An operational ampliﬁer is a high-gain direct-coupled ampliﬁer that is normally used in feedback connections. If the ampliﬁer characteristics are satisfactory, the transfer function of the ampliﬁer with feedback can often be controlled primarily by the stable and well-known values of passive feedback elements.
The term operational ampliﬁer evolved from original applications in analog computation where these circuits were used to perform various mathematical operations such as summation and integration. Because of the performance and economic advantages of available units, present applications extend far beyond the original ones, and modern operational ampliﬁers are used as general purpose analog data-processing elements.
High-quality operational ampliﬁers were available in the early 1950s. These ampliﬁers were generally committed to use with analog computers and were not used with the ﬂexibility of modern units. The range of operational-ampliﬁer usage began to expand toward the present spectrum of applications in the early 1960s as various manufacturers developed modular, solid-state circuits. These ampliﬁers were smaller, much more rugged, less expensive, and had less demanding power-supply requirements than their predecessors. A variety of these discrete-component circuits are currently available, and their performance characteristics are spectacular when compared with older units.
A quantum jump in usage occurred in the late 1960s, as monolithic integrated-circuit ampliﬁers with respectable performance characteristics evolved.
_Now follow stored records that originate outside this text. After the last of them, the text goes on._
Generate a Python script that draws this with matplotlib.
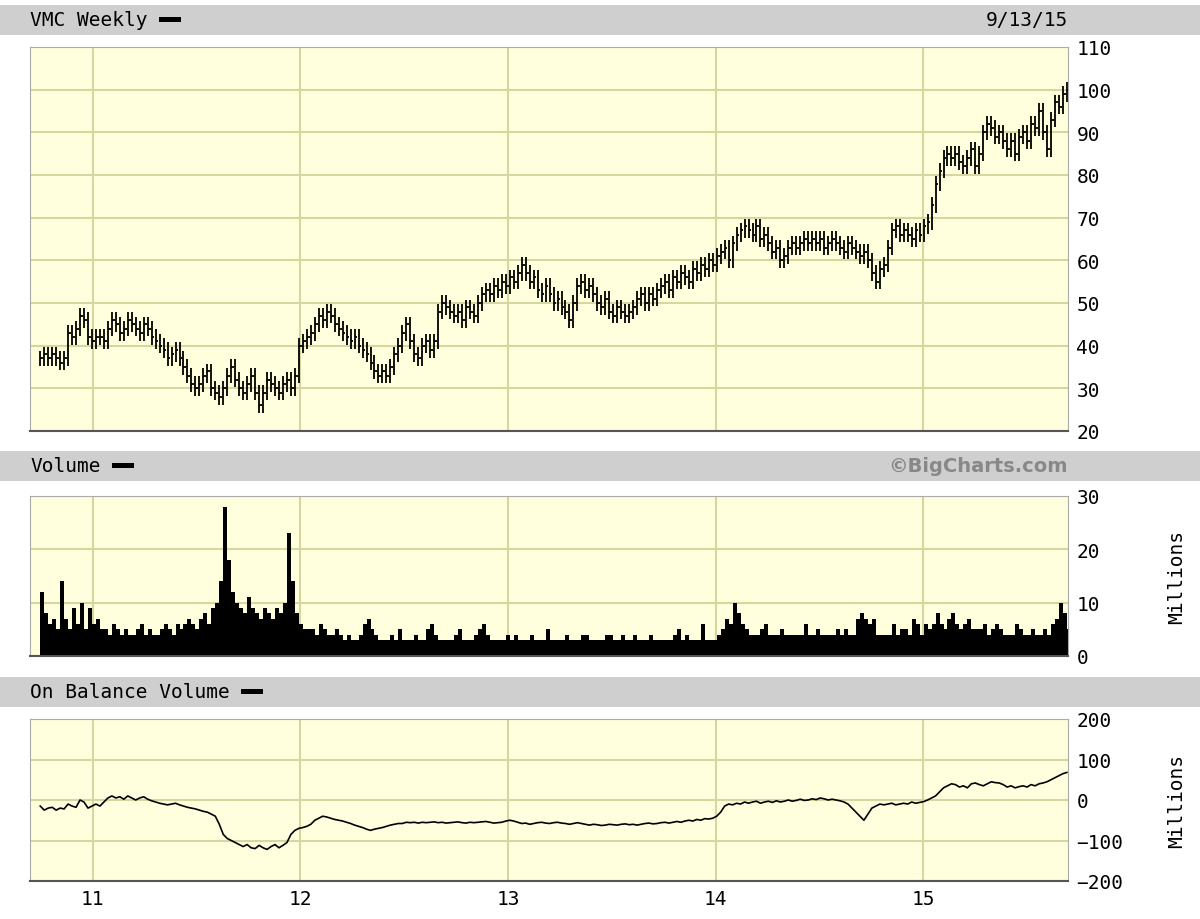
import matplotlib
matplotlib.use("Agg")
import matplotlib.pyplot as plt
import numpy as np
import pandas as pd
from matplotlib.patches import Rectangle

close = [37,38,37,38,37,36,37,43,42,44,47,46,42,41,42,
 42,41,44,46,45,43,44,46,45,44,43,45, 44,42,41,40,39,37,38,39,37,35,33,31,
 30,31,33,34,30,29,28,30,33,35,32,30, 29,31,33,29,26,29,32,31,30,29,31,32, 30,33,40,41,
 42,43,45,47,46,48,47,45,44,43,42,41, 42,40,39,38,36,34,33,34,33,35,38,40,
 43,45,41,38,37,40,41,39,41,48,50,49, 48,47,48,46,49,48,47,50,52,53,52,54, 53,55,54,56,
 55,57,59,57,55,56,53,52,54,52,50,51, 49,48,46,50,54,55,53,54,52,50,49,51,
 48,47,49,48,47,48,49,51,52,50,52,51, 53,54,55,53,56,55,57,56,55,58,57,59, 58,60,59,61,
 62,63,60,64,66,67,68,67,66,68,65,66, 64,62,63,60,61,63,64,63,64,65,64,65,
 64,65,63,64,65,64,63,62,64,63,62,61, 62,60,57,55,58,59,63,67,68,66,67,66, 65,67,66,68,
 69,73,78,81,84,85,84,85,83,82,84,86, 82,85,90,92,91,89,90,88,86,88,85,89,
 90,88,92,91,95,90,86,93,97,96,99,100]

volume = [12,8,6,7,5,14,7,5,9,6,10,5,9,6,7,
 5,5,4,6,5,4,5,4,4,5,6,4,5,4,4,5,6,5,4,6,5,6,7,6,5,7,8,6,9,10,14,28,18,12,10,9,8,11,9,8,7,9,8,7,9,8,10,23,14,8,6,5,
 5,5,4,6,5,4,4,5,4,3,4,3,3,4,6,7,5,4,3,3,3,4,3,5,3,3,3,4,3,3,5,6,4,3,3,3,3,4,5,3,3,3,4,5,6,4,3,3,3,3,4,3,
 4,3,3,3,4,3,3,3,5,3,3,3,3,4,3,3,3,4,4,3,3,3,3,4,4,3,3,4,3,3,4,3,3,3,4,3,3,3,3,3,4,5,3,4,3,3,3,6,3,3,3,4,
 5,7,6,10,8,6,5,4,4,4,5,6,4,4,4,5,4,4,4,4,4,6,4,4,5,4,4,4,4,5,4,5,4,4,7,8,7,6,7,4,4,4,4,6,4,5,5,4,7,6,4,6,
 5,6,8,6,5,7,8,6,5,6,7,5,5,5,6,4,5,6,5,4,4,4,6,5,4,4,5,4,4,5,4,6,7,10,8,5]

obv = [-15,-25,-20,-18,-25,-20,-22,-10,-15,-18,0,-5,-20,-15,-10,
 -15,-5,5,10,5,8,2,10,5,0,5,8,2,-2,-5,-8,-10,-12,-10,-8,-12,-15,-18,-20,-22,-25,-28,-30,-35,-40,
 -60,-85,-95,-100,-105,-110,-115,-110,-118,-120,-112,-118,-122,-115,-110,-118,-112,-105,-85,-75,-70,-68,
 -65,-60,-50,-45,-40,-42,-45,-48,-50,-52,-55,-58,-62,-65,-68,-72,-75,-72,-70,-68,-65,-62,-60,-58,-58,-55,-56,-55,-57,-55,-56,-55,-54,-56,-55,-57,-56,-55,-54,-56,-57,-55,-56,-55,-54,-53,-55,-57,-56,-55,-52,-50,
 -52,-55,-58,-57,-60,-58,-56,-55,-57,-58,-56,-55,-57,-58,-60,-58,-56,-58,-60,-62,-60,-61,-63,-62,-60,-61,-62,-60,-59,-61,-60,-62,-60,-58,-57,-59,-58,-56,-55,-57,-55,-53,-55,-52,-50,-52,-48,-50,-46,-47,-45,-40,
 -30,-15,-10,-12,-8,-10,-5,-8,-5,-3,-8,-5,-3,-6,-2,-5,-3,0,-3,-1,2,-1,0,3,1,5,3,0,2,0,-2,-5,-10,-20,-30,-40,-50,-35,-20,-15,-10,-12,-10,-8,-12,-10,-8,-10,-5,-8,-6,-4,
 0,5,10,20,30,35,40,38,32,35,30,40,42,38,35,40,45,43,42,38,32,35,30,33,35,32,38,35,40,42,45,50,55,60,65,68]

year_labels = ["11", "12", "13", "14", "15"]
end_date = pd.Timestamp("2015-09-11")

def weeks(n):
    return pd.date_range(end=end_date, periods=n, freq="7D")

W, H = 1200, 920
fig = plt.figure(figsize=(12, 9.2), dpi=100)
fig.patch.set_facecolor("white")
mono = "DejaVu Sans Mono"
FS = 14
BG = "#ffffdd"
GRID = "#d6d6a0"
BAR = "#cfcfcf"

def fx(x): return x / W
def fy(y): return 1 - y / H

def header(y0, y1, text, right=None):
    fig.patches.append(Rectangle((0, fy(y1)), 1, (y1 - y0) / H, transform=fig.transFigure,
                                 facecolor=BAR, edgecolor="none", zorder=0))
    fig.text(fx(30), fy((y0 + y1) / 2), text, family=mono, fontsize=FS, va="center", ha="left")
    cw = 0.602 * FS * 100 / 72
    fig.patches.append(Rectangle((fx(30 + len(text) * cw + 12), fy((y0 + y1) / 2) - 0.002), 22 / W, 5 / H,
                                 transform=fig.transFigure, facecolor="black", edgecolor="none"))
    if right:
        fig.text(fx(1068), fy((y0 + y1) / 2), right, family=mono, fontsize=FS, va="center", ha="right")

header(6, 36, "VMC Weekly", "9/13/15")
header(452, 482, "Volume")
fig.text(fx(1068), fy(467), "©BigCharts.com", fontsize=14, fontweight="bold", color="#888888",
         va="center", ha="right")
header(678, 708, "On Balance Volume")

x0, x1 = 30, 1068
xmin = pd.Timestamp("2010-09-13"); xmax = pd.Timestamp("2015-09-13")
years = [pd.Timestamp(f"20{y}-01-01") for y in year_labels]

def mkax(ytop, ybot):
    ax = fig.add_axes([fx(x0), fy(ybot), fx(x1 - x0), (ybot - ytop) / H])
    ax.set_facecolor(BG)
    ax.set_xlim(xmin, xmax)
    ax.set_xticks(years)
    ax.grid(True, color=GRID, lw=1.5)
    ax.set_axisbelow(True)
    for s in ax.spines.values():
        s.set_color("#aaaaaa")
    ax.spines["bottom"].set_color("#555555"); ax.spines["bottom"].set_linewidth(1.5)
    ax.yaxis.tick_right()
    ax.tick_params(axis="y", length=0, labelsize=FS, pad=6)
    ax.tick_params(axis="x", length=0, labelbottom=False)
    return ax

def monoticks(ax):
    for l in ax.get_yticklabels() + ax.get_xticklabels():
        l.set_family(mono)

# price
ax1 = mkax(48, 432)
d = weeks(len(close))
c = np.array(close, float)
o = np.r_[c[0], c[:-1]]
hi = np.maximum(o, c) + 1.8
lo = np.minimum(o, c) - 1.8
ax1.vlines(d, lo, hi, color="black", lw=1.3)
ax1.hlines(c, d, d + pd.Timedelta(days=5), color="black", lw=1.3)
ax1.set_ylim(20, 110)
ax1.set_yticks(range(20, 111, 10))
monoticks(ax1)

# volume
ax2 = mkax(497, 657)
dv = weeks(len(volume))
ax2.bar(dv, volume, width=7, color="black", align="edge")
ax2.set_ylim(0, 30)
ax2.set_yticks([0, 10, 20, 30])
monoticks(ax2)
fig.text(fx(1177), fy(577), "Millions", family=mono, fontsize=FS, rotation=90, va="center", ha="center")

# OBV
ax3 = mkax(720, 882)
do = weeks(len(obv))
ax3.plot(do, obv, color="black", lw=1.2)
ax3.set_ylim(-200, 200)
ax3.set_yticks([-200, -100, 0, 100, 200])
fig.text(fx(1177), fy(801), "Millions", family=mono, fontsize=FS, rotation=90, va="center", ha="center")
ax3.tick_params(axis="x", labelbottom=True, labelsize=FS, pad=6)
ax3.set_xticklabels(year_labels)
monoticks(ax3)

fig.savefig("out.png", dpi=100, facecolor=fig.get_facecolor())
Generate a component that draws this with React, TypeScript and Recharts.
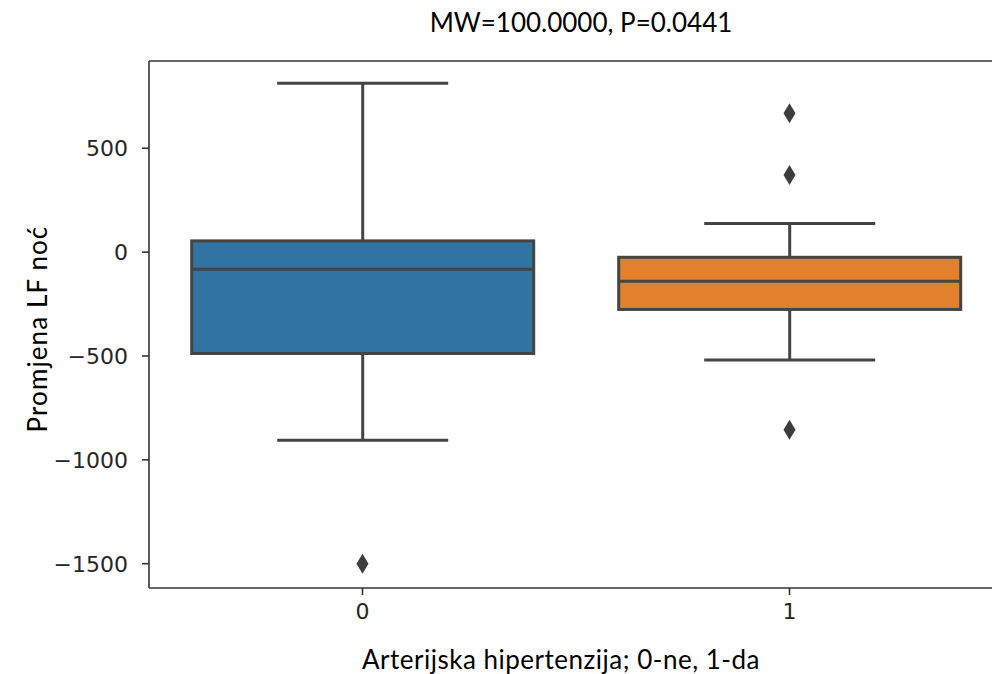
import React from 'react'
import {
  ComposedChart,
  Bar,
  Line,
  XAxis,
  YAxis,
  ReferenceLine,
} from 'recharts'

// groups on the x axis
const groups = ['0', '1']

// box statistics
const whiskerHigh = [813, 138]
const q3 = [54, -25]
const median = [-82, -140]
const q1 = [-488, -276]
const whiskerLow = [-906, -520]

// fliers per group
const outliers = [[-1500], [668, 371, -855]]

const boxColors = ['#3274a1', '#e1812c']

const yTicks = [-1500, -1000, -500, 0, 500]
const yMin = -1617
const yMax = 920

const lineColor = '#444444'
const spineColor = '#333333'

const data = groups.map((g, i) => ({
  group: g,
  box: [q1[i], q3[i]],
  q1: q1[i],
  q3: q3[i],
  median: median[i],
  whiskerLow: whiskerLow[i],
  whiskerHigh: whiskerHigh[i],
  out1: outliers[i][0] ?? null,
  out2: outliers[i][1] ?? null,
  out3: outliers[i][2] ?? null,
}))

const BoxShape = (props: any) => {
  const { x, y, width, height, payload, index } = props
  const top = Math.min(y, y + height)
  const h = Math.abs(height)
  // pixels per unit, taken from the bar the library already scaled
  const k = h / (payload.q3 - payload.q1)
  const yOf = (v: number) => top + (payload.q3 - v) * k
  const cx = x + width / 2
  const capHalf = width / 4
  return (
    <g>
      <line x1={cx} x2={cx} y1={yOf(payload.whiskerHigh)} y2={top} stroke={lineColor} strokeWidth={3} />
      <line x1={cx} x2={cx} y1={top + h} y2={yOf(payload.whiskerLow)} stroke={lineColor} strokeWidth={3} />
      <line x1={cx - capHalf} x2={cx + capHalf} y1={yOf(payload.whiskerHigh)} y2={yOf(payload.whiskerHigh)} stroke={lineColor} strokeWidth={3} />
      <line x1={cx - capHalf} x2={cx + capHalf} y1={yOf(payload.whiskerLow)} y2={yOf(payload.whiskerLow)} stroke={lineColor} strokeWidth={3} />
      <rect x={x} y={top} width={width} height={h} fill={boxColors[index]} stroke={lineColor} strokeWidth={3} />
      <line x1={x} x2={x + width} y1={yOf(payload.median)} y2={yOf(payload.median)} stroke={lineColor} strokeWidth={3} />
    </g>
  )
}

const Diamond = (props: any) => {
  const { cx, cy, key, value } = props
  if (cy == null || value == null || isNaN(cy)) return <g key={key} />
  return (
    <path
      key={key}
      d={`M${cx},${cy - 10} L${cx + 6},${cy} L${cx},${cy + 10} L${cx - 6},${cy} Z`}
      fill="#3d3d3d"
    />
  )
}

const fmt = (v: number) => (v < 0 ? '\u2212' + Math.abs(v) : String(v))

const labelFont = 'Lato, "Open Sans", sans-serif'
const tickFont = '"DejaVu Sans", sans-serif'

export default function App() {
  return (
    <div
      style={{
        position: 'relative',
        width: 992,
        height: 674,
        overflow: 'hidden',
        background: '#fff',
      }}
    >
      <style>{'html,body{margin:0;padding:0;overflow:hidden}'}</style>
      <div
        style={{
          position: 'absolute',
          left: 0,
          width: 1162,
          top: 6,
          textAlign: 'center',
          fontFamily: labelFont,
          fontSize: 26,
          color: '#000',
        }}
      >
        MW=100.0000, P=0.0441
      </div>
      <ComposedChart
        width={1020}
        height={674}
        data={data}
        margin={{ top: 61, right: 17, bottom: 56, left: 0 }}
        barCategoryGap="10%"
      >
        <XAxis
          dataKey="group"
          tick={{ fontSize: 22, fontFamily: tickFont, fill: '#262626' }}
          tickSize={7}
          tickMargin={8}
          axisLine={{ stroke: spineColor, strokeWidth: 1.6 }}
          tickLine={{ stroke: spineColor, strokeWidth: 1.6 }}
          label={{
            content: () => (
              <text
                x={561}
                y={669}
                textAnchor="middle"
                fontSize={26}
                fontFamily={labelFont}
                letterSpacing={0.5}
                fill="#000"
              >
                Arterijska hipertenzija; 0-ne, 1-da
              </text>
            ),
          }}
        />
        <YAxis
          width={149}
          domain={[yMin, yMax]}
          ticks={yTicks}
          interval={0}
          allowDataOverflow
          tickFormatter={fmt}
          tick={{ fontSize: 22, fontFamily: tickFont, fill: '#262626' }}
          tickSize={7}
          tickMargin={14}
          axisLine={{ stroke: spineColor, strokeWidth: 1.6 }}
          tickLine={{ stroke: spineColor, strokeWidth: 1.6 }}
          label={{
            content: () => (
              <text
                x={47}
                y={329}
                transform="rotate(-90 47 329)"
                textAnchor="middle"
                fontSize={26}
                fontFamily={labelFont}
                letterSpacing={1.1}
                fill="#000"
              >
                Promjena LF noć
              </text>
            ),
          }}
        />
        <ReferenceLine y={yMax} stroke={spineColor} strokeWidth={1.6} />
        <Bar dataKey="box" shape={BoxShape} isAnimationActive={false} />
        <Line dataKey="out1" stroke="none" dot={Diamond} activeDot={false} isAnimationActive={false} />
        <Line dataKey="out2" stroke="none" dot={Diamond} activeDot={false} isAnimationActive={false} />
        <Line dataKey="out3" stroke="none" dot={Diamond} activeDot={false} isAnimationActive={false} />
      </ComposedChart>
    </div>
  )
}
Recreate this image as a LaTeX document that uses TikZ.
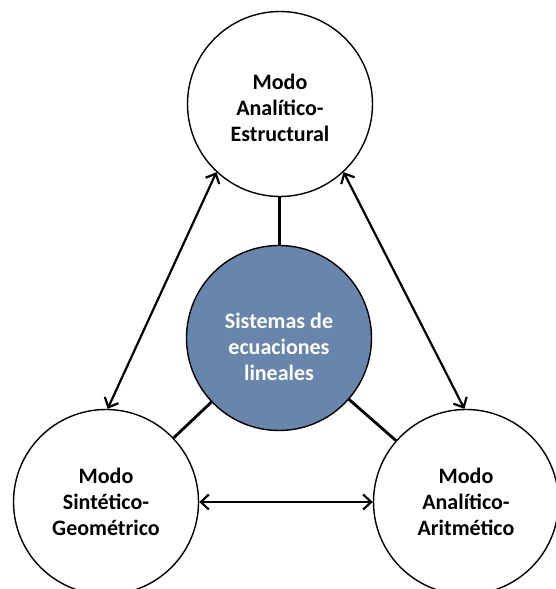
\documentclass[tikz,border=0pt]{standalone}
\usepackage{fontspec}
\setmainfont{Carlito}
\usepackage{xcolor}
\usepackage{tikz}
\usetikzlibrary{positioning,shapes,arrows,arrows.meta,calc}

\definecolor{sysblue}{RGB}{104,134,171}

\begin{document}
\begin{tikzpicture}[x=1pt, y=1pt,
    mode/.style={circle, draw, line width=1.4pt, fill=white, minimum size=185pt, inner sep=0pt, align=center, font=\fontsize{22}{26}\selectfont\bfseries},
    core/.style={mode, fill=sysblue, text=white},
    link/.style={line width=2.8pt},
    rel/.style={{Straight Barb[length=8pt,width=15pt]}-{Straight Barb[length=8pt,width=15pt]}, line width=2.2pt}]
    \useasboundingbox (0,0) rectangle (556,589);

    \node[mode] (estr) at (280,485) {\mbox{}\\[-2pt]Modo\\Analítico-\\Estructural};
    \node[core] (sis) at (279,251) {\mbox{}\\[8pt]Sistemas de\\ecuaciones\\lineales};
    \node[mode] (geom) at (106,87) {Modo\\Sintético-\\Geométrico};
    \node[mode] (arit) at (466,87) {Modo\\Analítico-\\Aritmético};

    \draw[link] (sis) -- (estr);
    \draw[link] (sis) -- (geom);
    \draw[link] (sis) -- (arit);

    \draw[rel] (estr.227) -- (geom.89);
    \draw[rel] (estr.313) -- (arit.91);
    \draw[rel] (geom.east) -- (arit.west);
\end{tikzpicture}
\end{document}
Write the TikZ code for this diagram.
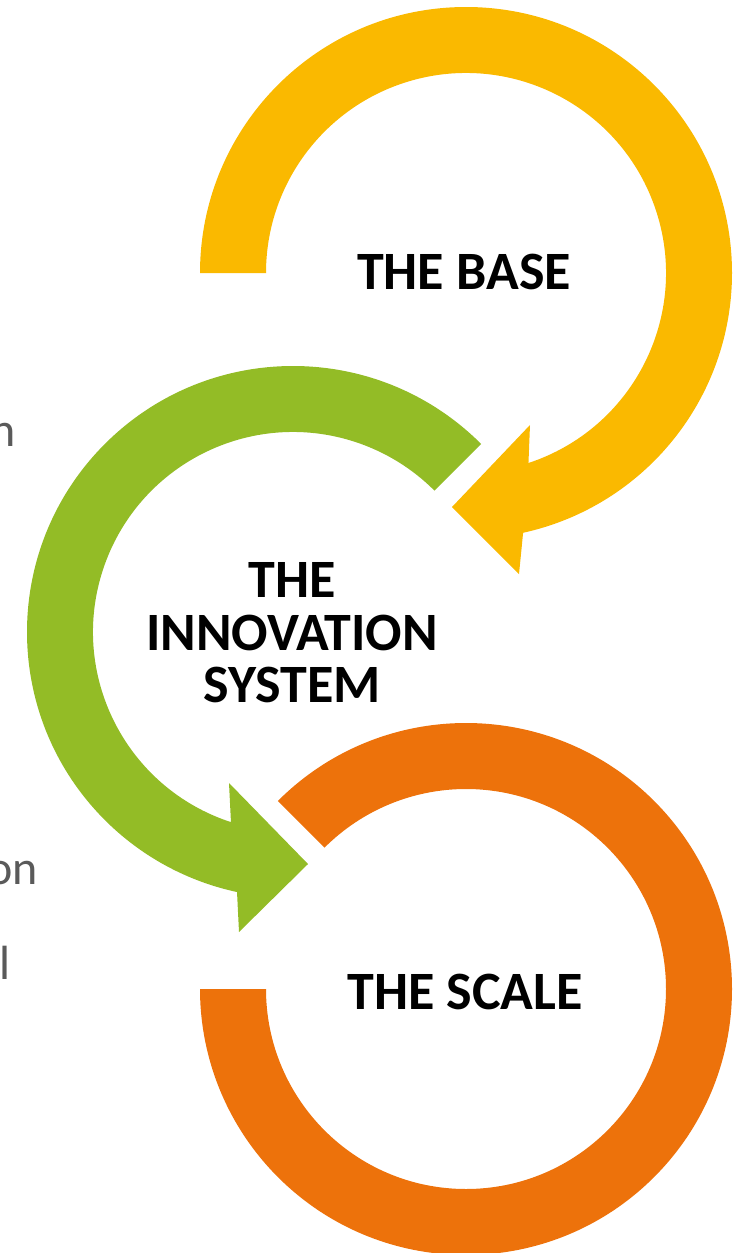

While certain performance characteristics of these units still do not compare with those of the better discrete-component circuits, the integrated types have an undeniable cost advantage, with several designs available at prices of approximately $0.50. This availability frequently justiﬁes the replacement of two- or three-transistor circuits with operational ampliﬁers on economic grounds alone, independent of associated performance advantages. As processing and designs improve, the integrated circuit will invade more areas once considered exclusively the domain of the discrete design, and it is probable that the days of the discrete-component circuit, except for specials with limited production requirements, are numbered.
There are several reasons for pursuing a detailed study of operational ampliﬁers. We must discuss both the theoretical and the practical aspects of these versatile devices rather than simply listing a representative sample of their applications. Since virtually all operational-ampliﬁer connections involve some form of feedback, a thorough understanding of this process is central to the intelligent application of the devices. While partially understood rules of thumb may suﬃce for routine requirements, this design method fails as performance objectives approach the maximum possible use from the ampliﬁer in question.
Similarly, an appreciation of the internal structure and function of operational ampliﬁers is imperative for the serious user, since such information is necessary to determine various limitations and to indicate how a unit may be modiﬁed (via, for example, appropriate connections to its compensation terminals) or connected for optimum performance in a given application. The modern analog circuit designer thus needs to understand the internal function of an operational ampliﬁer (even though he may never design one) for much the same reason that his counterpart of 10 years ago required a knowledge of semiconductor physics. Furthermore, this is an area where good design practice has evolved to a remarkable degree, and many of the circuit techniques that are described in this course can be applied to other types of electronic circuit and system design.